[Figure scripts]
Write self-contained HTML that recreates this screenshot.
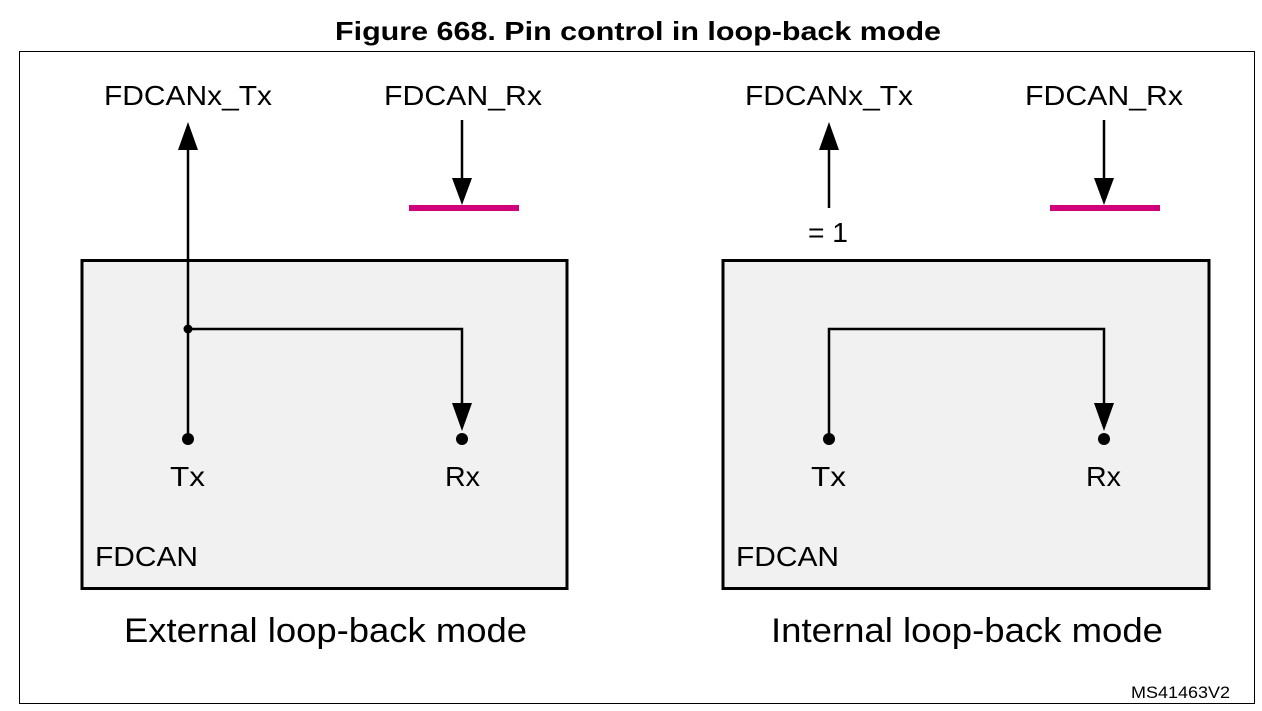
<!DOCTYPE html>
<html><head><style>html,body{margin:0;padding:0;background:#fff}svg{display:block}</style></head><body>
<svg width="1262" height="711" xmlns="http://www.w3.org/2000/svg" font-family="Liberation Sans, Arial, sans-serif">
<text x="335" y="40" font-size="26" font-weight="bold" textLength="606" lengthAdjust="spacingAndGlyphs">Figure 668. Pin control in loop-back mode</text>
<rect x="19.5" y="51.5" width="1235" height="652" fill="none" stroke="#000" stroke-width="1"/>
<g stroke="#000" fill="none">
<rect x="82" y="260.5" width="485" height="328" fill="#f1f1f1" stroke-width="3"/>
<rect x="723" y="260.5" width="486" height="328" fill="#f1f1f1" stroke-width="3"/>
<line x1="409" y1="208" x2="519" y2="208" stroke="#d0007a" stroke-width="6"/>
<line x1="1050" y1="208" x2="1160" y2="208" stroke="#d0007a" stroke-width="6"/>
<g stroke-width="2.5">
<line x1="188" y1="438" x2="188" y2="150"/>
<line x1="462" y1="120" x2="462" y2="180"/>
<polyline points="188,329 462,329 462,405"/>
<line x1="829" y1="208" x2="829" y2="150"/>
<line x1="1104" y1="120" x2="1104" y2="180"/>
<polyline points="829,438 829,329 1104,329 1104,405"/>
</g>
</g>
<g fill="#000">
<path d="M178,150 L198,150 L188,122 Z"/>
<path d="M452,178 L472,178 L462,205 Z"/>
<path d="M452,403 L472,403 L462,431 Z"/>
<path d="M819,150 L839,150 L829,122 Z"/>
<path d="M1094,178 L1114,178 L1104,205 Z"/>
<path d="M1094,403 L1114,403 L1104,431 Z"/>
<circle cx="188" cy="329" r="4.5"/>
<circle cx="188" cy="439" r="6"/><circle cx="462" cy="439" r="6"/>
<circle cx="829" cy="439" r="6"/><circle cx="1104" cy="439" r="6"/>
</g>
<g font-size="28" fill="#000" lengthAdjust="spacingAndGlyphs">
<text x="104" y="105" textLength="168" lengthAdjust="spacingAndGlyphs">FDCANx_Tx</text>
<text x="384" y="105" textLength="158" lengthAdjust="spacingAndGlyphs">FDCAN_Rx</text>
<text x="745" y="105" textLength="168" lengthAdjust="spacingAndGlyphs">FDCANx_Tx</text>
<text x="1025" y="105" textLength="158" lengthAdjust="spacingAndGlyphs">FDCAN_Rx</text>
<text x="808" y="242" textLength="40" lengthAdjust="spacingAndGlyphs">= 1</text>
<text x="170" y="486" textLength="35" lengthAdjust="spacingAndGlyphs">Tx</text>
<text x="445" y="486" textLength="35" lengthAdjust="spacingAndGlyphs">Rx</text>
<text x="811" y="486" textLength="35" lengthAdjust="spacingAndGlyphs">Tx</text>
<text x="1086" y="486" textLength="35" lengthAdjust="spacingAndGlyphs">Rx</text>
<text x="95" y="566" textLength="103" lengthAdjust="spacingAndGlyphs">FDCAN</text>
<text x="736" y="566" textLength="103" lengthAdjust="spacingAndGlyphs">FDCAN</text>
</g>
<g font-size="34" fill="#000">
<text x="124" y="642" textLength="403" lengthAdjust="spacingAndGlyphs">External loop-back mode</text>
<text x="771" y="642" textLength="392" lengthAdjust="spacingAndGlyphs">Internal loop-back mode</text>
</g>
<text x="1131" y="698" font-size="17" textLength="99" lengthAdjust="spacingAndGlyphs">MS41463V2</text>
</svg>
</body></html>
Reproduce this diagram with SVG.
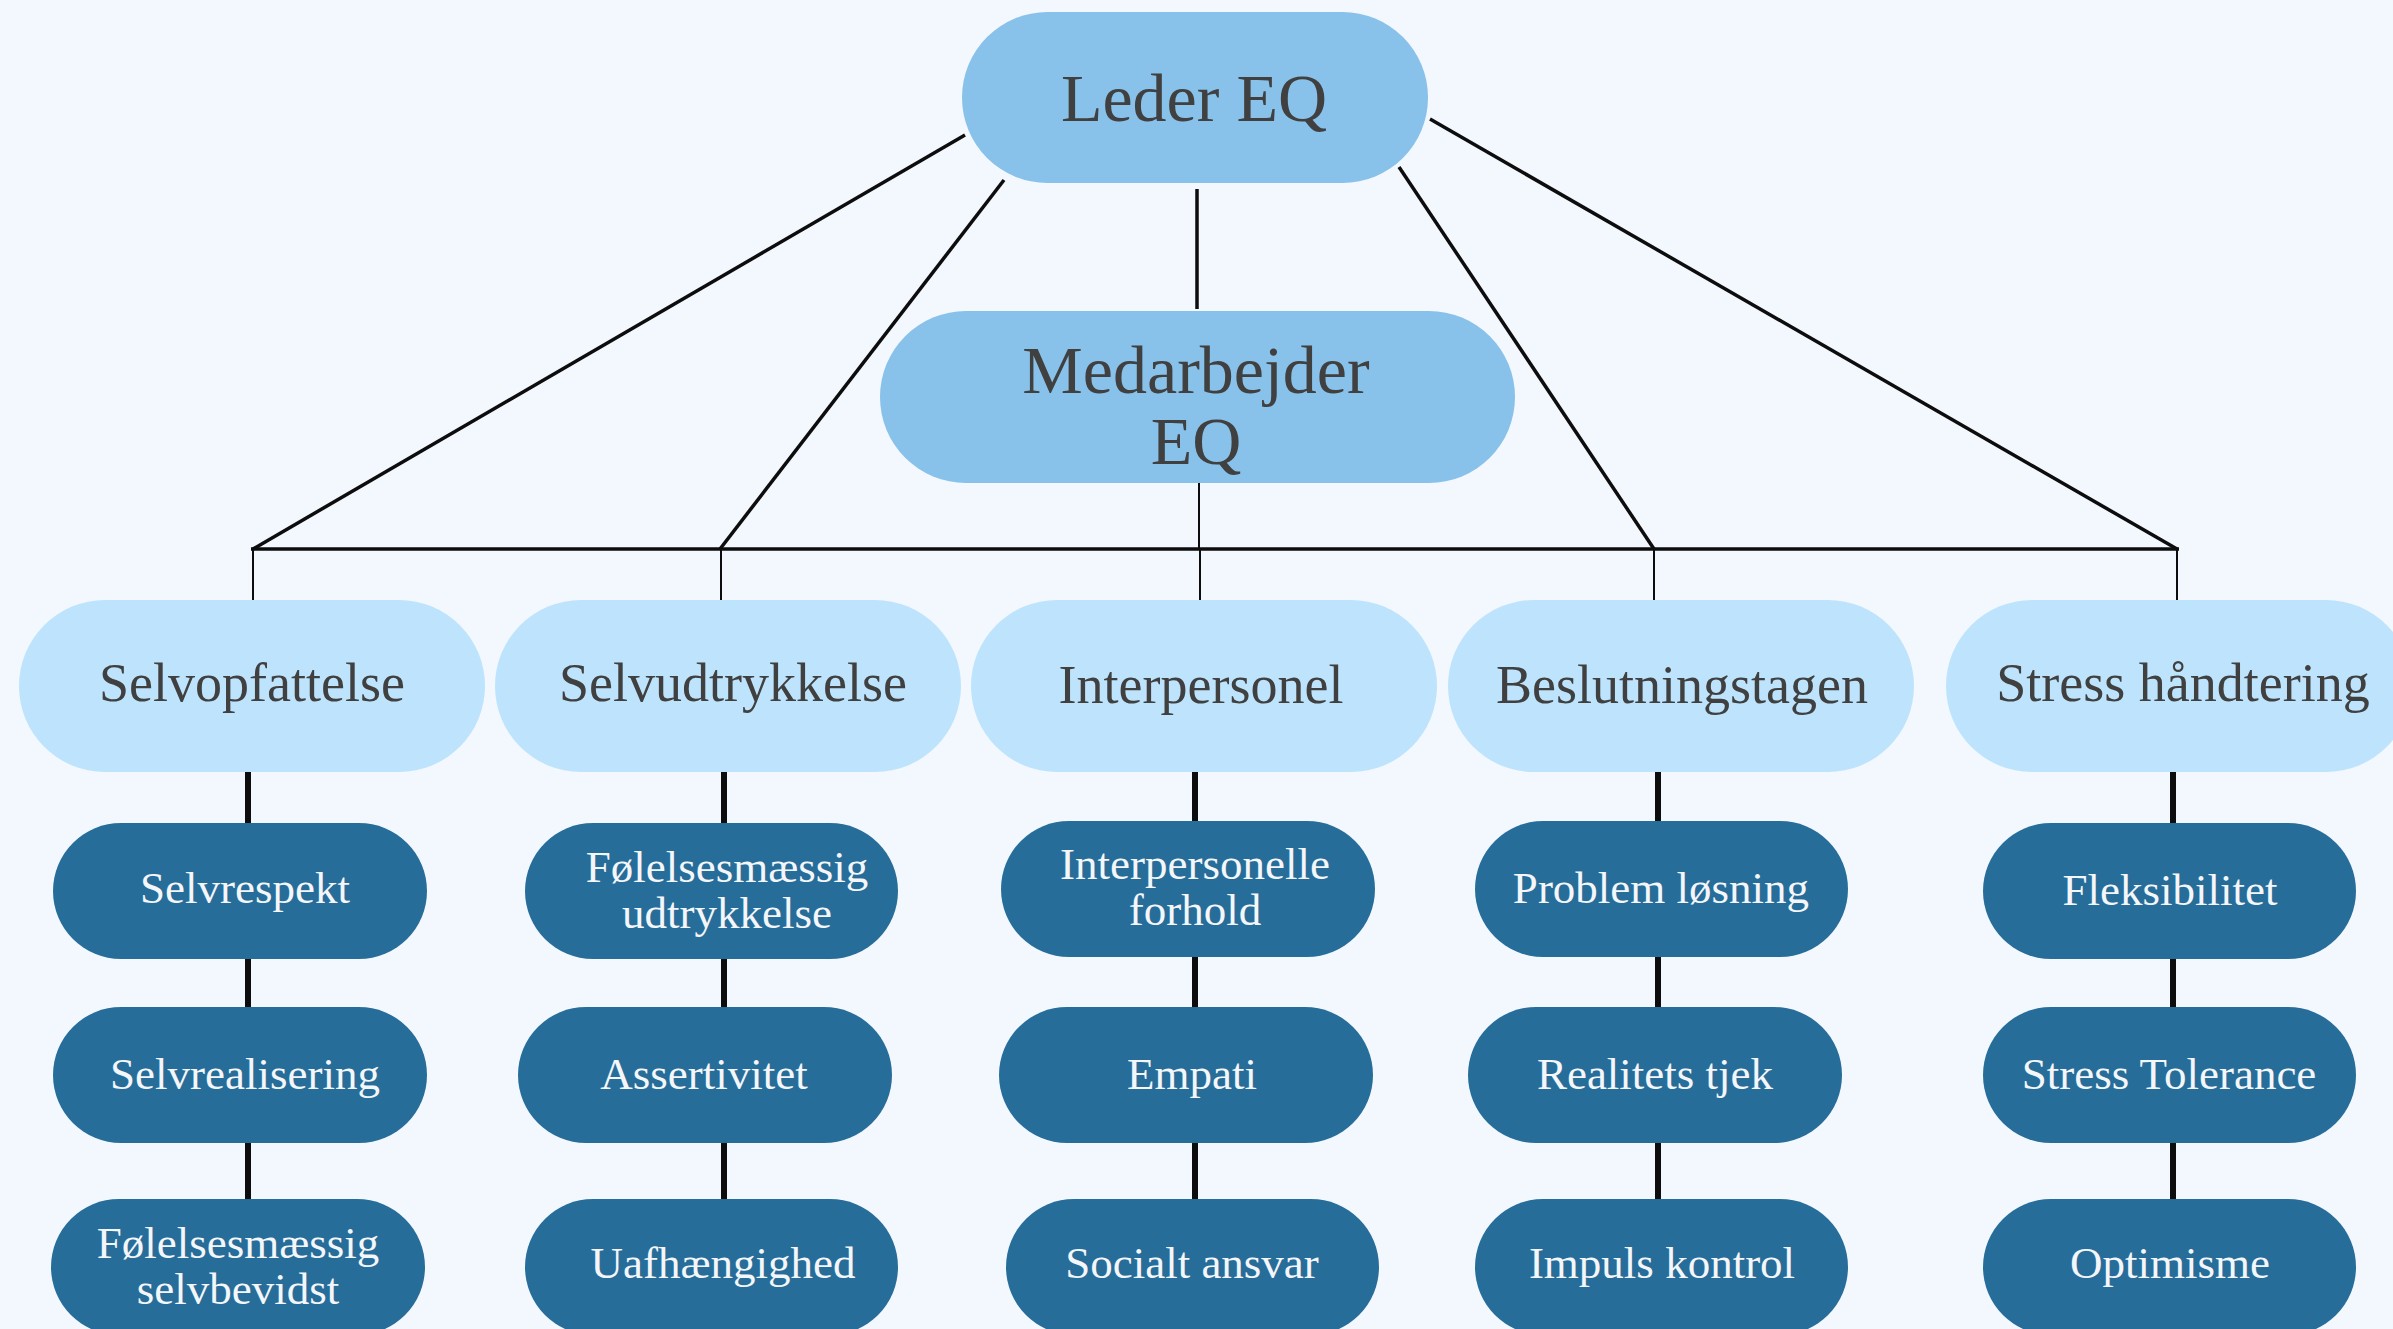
<svg xmlns="http://www.w3.org/2000/svg" width="2393" height="1329" viewBox="0 0 2393 1329">
<style>
.bg{fill:#f3f7fe}
.l1{fill:#88c1e9}
.l2{fill:#bde4fc}
.l3{fill:#276d99}
.t1{font-family:"Liberation Serif",serif;font-size:68px;fill:#404040;text-anchor:middle}
.t2{font-family:"Liberation Serif",serif;font-size:54px;fill:#404040;text-anchor:middle}
.t3{font-family:"Liberation Serif",serif;font-size:45px;fill:#f4f6fa;text-anchor:middle}
.c{stroke:#0d0d0d;fill:none;stroke-linecap:butt}
.thin{stroke-width:2}
.mid{stroke-width:3.5}
.thick{stroke-width:6}
</style>
<rect class="bg" x="0" y="0" width="2393" height="1329"/>
<g id="connectors">
  <line class="c mid" x1="965" y1="135" x2="253" y2="549"/>
  <line class="c mid" x1="1004" y1="180" x2="720" y2="549"/>
  <line class="c mid" x1="1197" y1="189" x2="1197" y2="309"/>
  <line class="c mid" x1="1399" y1="167" x2="1654" y2="549"/>
  <line class="c mid" x1="1430" y1="119" x2="2177" y2="549"/>
  <line class="c mid" x1="251" y1="549" x2="2179" y2="549"/>
  <line class="c thin" x1="1199" y1="483" x2="1199" y2="549"/>
  <line class="c thin" x1="253" y1="549" x2="253" y2="600"/>
  <line class="c thin" x1="721" y1="549" x2="721" y2="600"/>
  <line class="c thin" x1="1200" y1="549" x2="1200" y2="600"/>
  <line class="c thin" x1="1654" y1="549" x2="1654" y2="600"/>
  <line class="c thin" x1="2177" y1="549" x2="2177" y2="600"/>
  <line class="c thick" x1="248" y1="771" x2="248" y2="824"/>
  <line class="c thick" x1="248" y1="958" x2="248" y2="1008"/>
  <line class="c thick" x1="248" y1="1142" x2="248" y2="1200"/>
  <line class="c thick" x1="724" y1="771" x2="724" y2="824"/>
  <line class="c thick" x1="724" y1="958" x2="724" y2="1008"/>
  <line class="c thick" x1="724" y1="1142" x2="724" y2="1200"/>
  <line class="c thick" x1="1195" y1="771" x2="1195" y2="822"/>
  <line class="c thick" x1="1195" y1="956" x2="1195" y2="1008"/>
  <line class="c thick" x1="1195" y1="1142" x2="1195" y2="1200"/>
  <line class="c thick" x1="1658" y1="771" x2="1658" y2="822"/>
  <line class="c thick" x1="1658" y1="956" x2="1658" y2="1008"/>
  <line class="c thick" x1="1658" y1="1142" x2="1658" y2="1200"/>
  <line class="c thick" x1="2173" y1="771" x2="2173" y2="824"/>
  <line class="c thick" x1="2173" y1="958" x2="2173" y2="1008"/>
  <line class="c thick" x1="2173" y1="1142" x2="2173" y2="1200"/>
</g>
<g id="leder-eq"><rect class="l1" x="962" y="12" width="466" height="171" rx="85.5"/><text class="t1" x="1194" y="121">Leder EQ</text></g>
<g id="medarbejder-eq"><rect class="l1" x="880" y="311" width="635" height="172" rx="86"/><text class="t1" x="1196" y="393">Medarbejder</text><text class="t1" x="1196" y="464">EQ</text></g>

<g id="selvopfattelse"><rect class="l2" x="19" y="600" width="466" height="172" rx="86"/><text class="t2" x="252" y="701">Selvopfattelse</text></g>
<g id="selvudtrykkelse"><rect class="l2" x="495" y="600" width="466" height="172" rx="86"/><text class="t2" x="733" y="701">Selvudtrykkelse</text></g>
<g id="interpersonel"><rect class="l2" x="971" y="600" width="466" height="172" rx="86"/><text class="t2" x="1201" y="703">Interpersonel</text></g>
<g id="beslutningstagen"><rect class="l2" x="1448" y="600" width="466" height="172" rx="86"/><text class="t2" x="1682" y="703">Beslutningstagen</text></g>
<g id="stress-handtering"><rect class="l2" x="1946" y="600" width="466" height="172" rx="86"/><text class="t2" x="2183" y="701">Stress håndtering</text></g>

<g id="selvrespekt"><rect class="l3" x="53" y="823" width="374" height="136" rx="68"/><text class="t3" x="245" y="903">Selvrespekt</text></g>
<g id="selvrealisering"><rect class="l3" x="53" y="1007" width="374" height="136" rx="68"/><text class="t3" x="245" y="1089">Selvrealisering</text></g>
<g id="folelsesmaessig-selvbevidst"><rect class="l3" x="51" y="1199" width="374" height="136" rx="68"/><text class="t3" x="238" y="1258">Følelsesmæssig</text><text class="t3" x="238" y="1304">selvbevidst</text></g>

<g id="folelsesmaessig-udtrykkelse"><rect class="l3" x="525" y="823" width="373" height="136" rx="68"/><text class="t3" x="727" y="882">Følelsesmæssig</text><text class="t3" x="727" y="928">udtrykkelse</text></g>
<g id="assertivitet"><rect class="l3" x="518" y="1007" width="374" height="136" rx="68"/><text class="t3" x="704" y="1089">Assertivitet</text></g>
<g id="uafhaengighed"><rect class="l3" x="525" y="1199" width="373" height="136" rx="68"/><text class="t3" x="723" y="1278">Uafhængighed</text></g>

<g id="interpersonelle-forhold"><rect class="l3" x="1001" y="821" width="374" height="136" rx="68"/><text class="t3" x="1195" y="879">Interpersonelle</text><text class="t3" x="1195" y="925">forhold</text></g>
<g id="empati"><rect class="l3" x="999" y="1007" width="374" height="136" rx="68"/><text class="t3" x="1192" y="1089">Empati</text></g>
<g id="socialt-ansvar"><rect class="l3" x="1006" y="1199" width="373" height="136" rx="68"/><text class="t3" x="1192" y="1278">Socialt ansvar</text></g>

<g id="problem-losning"><rect class="l3" x="1475" y="821" width="373" height="136" rx="68"/><text class="t3" x="1661" y="903">Problem løsning</text></g>
<g id="realitets-tjek"><rect class="l3" x="1468" y="1007" width="374" height="136" rx="68"/><text class="t3" x="1655" y="1089">Realitets tjek</text></g>
<g id="impuls-kontrol"><rect class="l3" x="1475" y="1199" width="373" height="136" rx="68"/><text class="t3" x="1662" y="1278">Impuls kontrol</text></g>

<g id="fleksibilitet"><rect class="l3" x="1983" y="823" width="373" height="136" rx="68"/><text class="t3" x="2170" y="905">Fleksibilitet</text></g>
<g id="stress-tolerance"><rect class="l3" x="1983" y="1007" width="373" height="136" rx="68"/><text class="t3" x="2169" y="1089">Stress Tolerance</text></g>
<g id="optimisme"><rect class="l3" x="1983" y="1199" width="373" height="136" rx="68"/><text class="t3" x="2170" y="1278">Optimisme</text></g>
</svg>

#### [TASK]
How many of the lines above include the string "this"? Answer with the number only.

#### [EXPECTED ANSWER]
2